JUNEAU — An Alaska Senate committee has approved a plan by Gov. Mike Dunleavy to borrow more than $300 million for construction projects across the state, but several members of the committee said they doubt the proposal has the support needed to pass the full Senate.
“I’m very skeptical that it will make it out of the Senate,” said Sen. Robert Myers, R-North Pole and chairman of the committee that advanced the plan.
Alaska is expecting more than $1 billion in federal aid from a COVID stimulus bill passed this month, and billions more could come to Alaska if Congress passes an infrastructure-funding bill later this year.
The federal money wasn’t foreseen in December when Dunleavy proposed to borrow up to $350 million for job-creating construction projects. With interest rates low and unemployment high, the governor says it makes sense to borrow money to create jobs.
Approving a bond package requires a statewide vote, and the governor’s proposal would call a special election after the Legislature adjourns.
“The...bond proposal is for shovel-ready projects, and that money could hit the street ASAP once a vote of the people takes place. Governor Dunleavy looks forward to working with the Legislature taking this proposal to a vote of the people following the 2021 legislative session,” Dunleavy spokesman Corey Allen Young said.
Alaska is in its ninth consecutive year of deficit spending, and a 10th is expected next year. Borrowing $354 million would cost about $93 million in net interest, according to an actuarial analysis performed for the Alaska Department of Revenue.
“I think it’s problematic to be borrowing money when we’re already so far in the hole,” Myers said. “Working some of these projects through the federal stimulus gives us an out.”
The long-term cost of the borrowing plan has fueled skepticism, including from Senate President Peter Micciche, R-Soldotna, and Sen. Mike Shower, R-Wasilla.
Under the newest draft of the plan, the state would borrow only $303 million, and the list of projects has changed to exclude airports, which have already received a large amount of federal aid.
“We’re at a very different position financially than when this package was assembled,” Micciche said.
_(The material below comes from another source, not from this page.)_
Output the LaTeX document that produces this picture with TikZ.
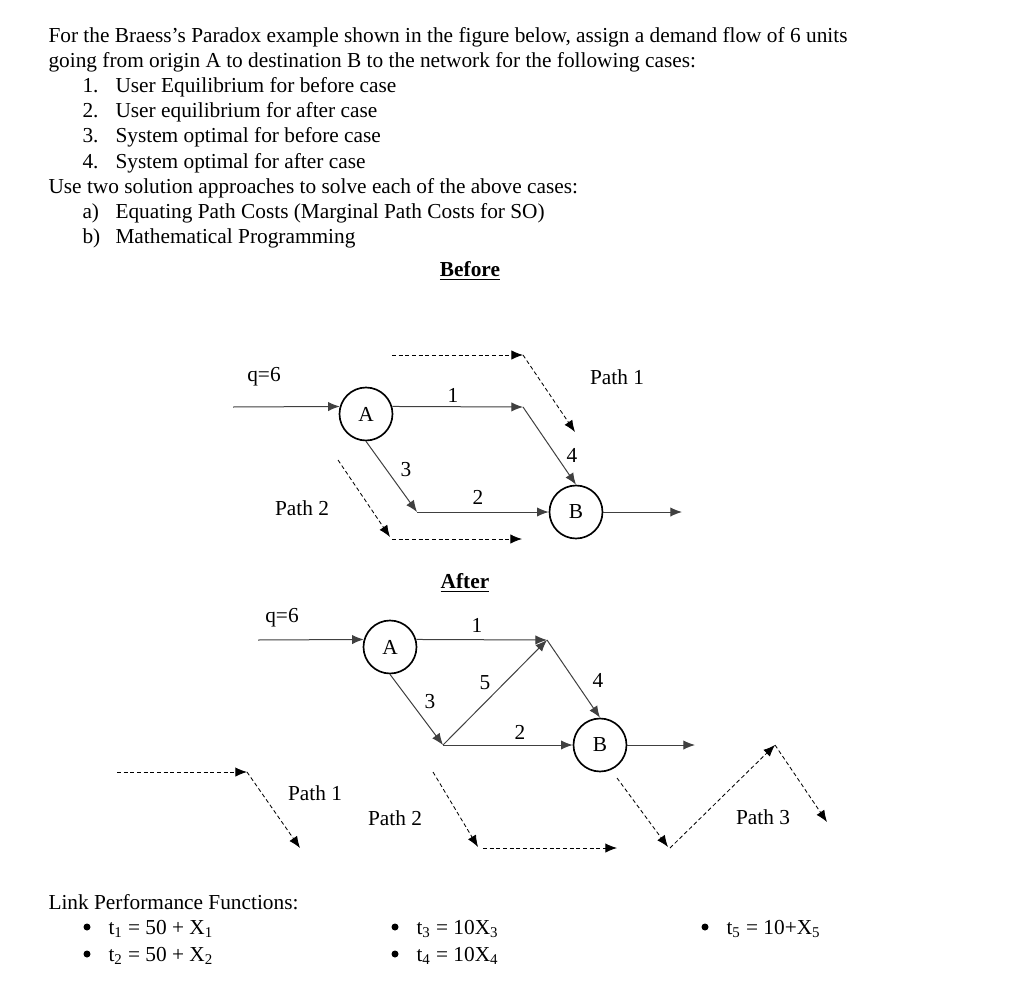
\documentclass[tikz,border=0pt]{standalone}
\usepackage{fontspec}
\setmainfont{Liberation Serif}
\usetikzlibrary{arrows.meta}

\tikzset{
  txt/.style={anchor=base west},
  town/.style={circle, draw=black, line width=1pt, minimum size=31.8pt, inner sep=0pt},
  link/.style={->, draw=black!75},
  route/.style={->, line width=0.5pt, dash pattern=on 2.4pt off 1.6pt},
  dotmark/.style={circle, fill=black, minimum size=4.2pt, inner sep=0pt}
}

\begin{document}
\begin{tikzpicture}[x=0.6pt, y=-0.6pt, line width=0.6pt, >={Latex[length=7pt,width=5.6pt]},
    every node/.style={font=\fontsize{12.8}{15}\selectfont, inner sep=0pt}]
  \useasboundingbox[fill=white] (0,0) rectangle (1024,1006);

  % The question text above the figures.
  \node[txt] (l1) at (48,43) {For the Braess’s Paradox example shown in the figure below, assign a demand flow of 6 units};
  \node[txt] (l2) at (48,68) {going from origin A to destination B to the network for the following cases:};
  \foreach \n/\t [count=\i] in {1./User Equilibrium for before case, 2./User equilibrium for after case,
      3./System optimal for before case, 4./System optimal for after case} {
    \node[txt] (num\i) at (82,{68+25*\i}) {\n};
    \node[txt] (case\i) at (115,{68+25*\i}) {\t};
  }
  \node[txt] (l3) at (48,193) {Use two solution approaches to solve each of the above cases:};
  \foreach \n/\t [count=\i] in {a)/Equating Path Costs (Marginal Path Costs for SO), b)/Mathematical Programming} {
    \node[txt] (way\i) at (82,{193+25*\i}) {\n};
    \node[txt] (wtxt\i) at (115,{193+25*\i}) {\t};
  }

  % Before: two routes from A to B.
  \node (before) at (470,271) {\underline{\textbf{Before}}};
  \node[town] (A1) at (366,414) {A};
  \node[town] (B1) at (576,512) {B};
  \coordinate (in1) at (233,407);
  \coordinate (j1) at (523,407);
  \coordinate (k1) at (417,512);
  \coordinate (out1) at (682,512);
  \draw[link] (in1) -- (A1.164);
  \draw[link] (A1.16) -- (j1);
  \draw[link] (j1) -- (B1.north);
  \draw[link] (A1.south) -- (k1);
  \draw[link] (k1) -- (B1.west);
  \draw[link] (B1.east) -- (out1);
  \node (q1) at (264,377) {q=6};
  \node (e11) at (453,395) {1};
  \node (e14) at (572,455) {4};
  \node (e13) at (406,470) {3};
  \node (e12) at (478,497) {2};

  % Dashed route markers, before.
  \coordinate (r1a) at (392,355);
  \coordinate (r1b) at (523,355);
  \coordinate (r1c) at (575,432);
  \draw[route] (r1a) -- (r1b);
  \draw[route] (r1b) -- (r1c);
  \node (path11) at (617,377) {Path 1};
  \coordinate (r2a) at (338,460);
  \coordinate (r2b) at (390,537);
  \coordinate (r2c) at (392,539);
  \coordinate (r2d) at (522,539);
  \draw[route] (r2a) -- (r2b);
  \draw[route] (r2c) -- (r2d);
  \node (path12) at (302,508) {Path 2};

  % After: link 5 added between the two routes.
  \node (after) at (465,583) {\underline{\textbf{After}}};
  \node[town] (A2) at (390,647) {A};
  \node[town] (B2) at (600,745) {B};
  \coordinate (in2) at (258,640);
  \coordinate (j2) at (547,640);
  \coordinate (k2) at (443,745);
  \coordinate (out2) at (695,745);
  \draw[link] (in2) -- (A2.164);
  \draw[link] (A2.16) -- (j2);
  \draw[link] (j2) -- (B2.north);
  \draw[link] (A2.south) -- (k2);
  \draw[link] (k2) -- (j2);
  \draw[link] (k2) -- (B2.west);
  \draw[link] (B2.east) -- (out2);
  \node (q2) at (282,618) {q=6};
  \node (e21) at (477,625) {1};
  \node (e24) at (598,680) {4};
  \node (e23) at (430,702) {3};
  \node (e25) at (485,683) {5};
  \node (e22) at (520,732) {2};

  % Dashed route markers, after.
  \coordinate (s1a) at (117,772);
  \coordinate (s1b) at (247,772);
  \coordinate (s1c) at (300,848);
  \draw[route] (s1a) -- (s1b);
  \draw[route] (s1b) -- (s1c);
  \node (path21) at (315,793) {Path 1};
  \coordinate (s2a) at (433,772);
  \coordinate (s2b) at (478,847);
  \coordinate (s2c) at (483,848);
  \coordinate (s2d) at (617,848);
  \draw[route] (s2a) -- (s2b);
  \draw[route] (s2c) -- (s2d);
  \node (path22) at (395,818) {Path 2};
  \coordinate (s3a) at (617,778);
  \coordinate (s3b) at (668,847);
  \coordinate (s3c) at (670,848);
  \coordinate (s3d) at (775,745);
  \coordinate (s3e) at (827,822);
  \draw[route] (s3a) -- (s3b);
  \draw[route] (s3c) -- (s3d);
  \draw[route] (s3d) -- (s3e);
  \node (path23) at (763,817) {Path 3};

  % Link performance functions.
  \node[txt] (lpf) at (48,909) {Link Performance Functions:};
  \foreach \x/\y/\t [count=\i] in {82/934/{t\textsubscript{1} = 50 + X\textsubscript{1}},
      82/961/{t\textsubscript{2} = 50 + X\textsubscript{2}},
      390/934/{t\textsubscript{3} = 10X\textsubscript{3}},
      390/961/{t\textsubscript{4} = 10X\textsubscript{4}},
      700/934/{t\textsubscript{5} = 10+X\textsubscript{5}}} {
    \node[dotmark] (dot\i) at (\x+5,\y-7) {};
    \node[txt] (fn\i) at (\x+26,\y) {\t};
  }
\end{tikzpicture}
\end{document}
Shower, who represents the state Senate district formerly represented by the governor, used a hockey analogy and said the proposal should be sent to the penalty box.
“Send it off to where penalties go to die,” he said.
Senate Minority Leader Tom Begich, D-Anchorage, said his caucus supports the governor’s proposal but acknowledged that the Senate’s Republican-led majority is “in the driver’s seat” when it comes to advancing or blocking it.
He worries that by emphasizing the federal government’s short-term infusion of cash, the Alaska Legislature will fail to make progress on the state’s ongoing fiscal problems.
He also said it’s not clear whether incoming federal aid can be used for things like school roof repairs, which are listed in the borrowing plan. The U.S. Department of the Treasury has yet to publish rules detailing what the most recent aid package can be used for.
That’s also on the mind of the administration.
“Federal relief is welcomed, but the guidance on what is appropriate for using federal relief funds for capital projects is not firm. Alaskans know what Alaska needs best to fix its roads, ports, and airstrips,” Young said.
For that reason, said Sen. Click Bishop, R-Fairbanks, it’s too early to throw out the governor’s idea.
“You don’t want to shoot it in the head today,” he said.
The governor’s proposal has not yet been considered by the House Finance Committee, but Rep. Bryce Edgmon, I-Dillingham, said he believes support for the idea is “tapering off. I don’t think it’s dead yet. Nothing is on or off the table completely at this point.”
Rep. Steve Thompson, R-Fairbanks and the ranking minority member on the committee, said the 18 Republicans in the House minority do not have a defined position on the proposal, but he believes the idea has some good points. Whether it has enough good points to get through the Legislature is unknown.
“Will it get through? That’s a big question mark right now,” he said.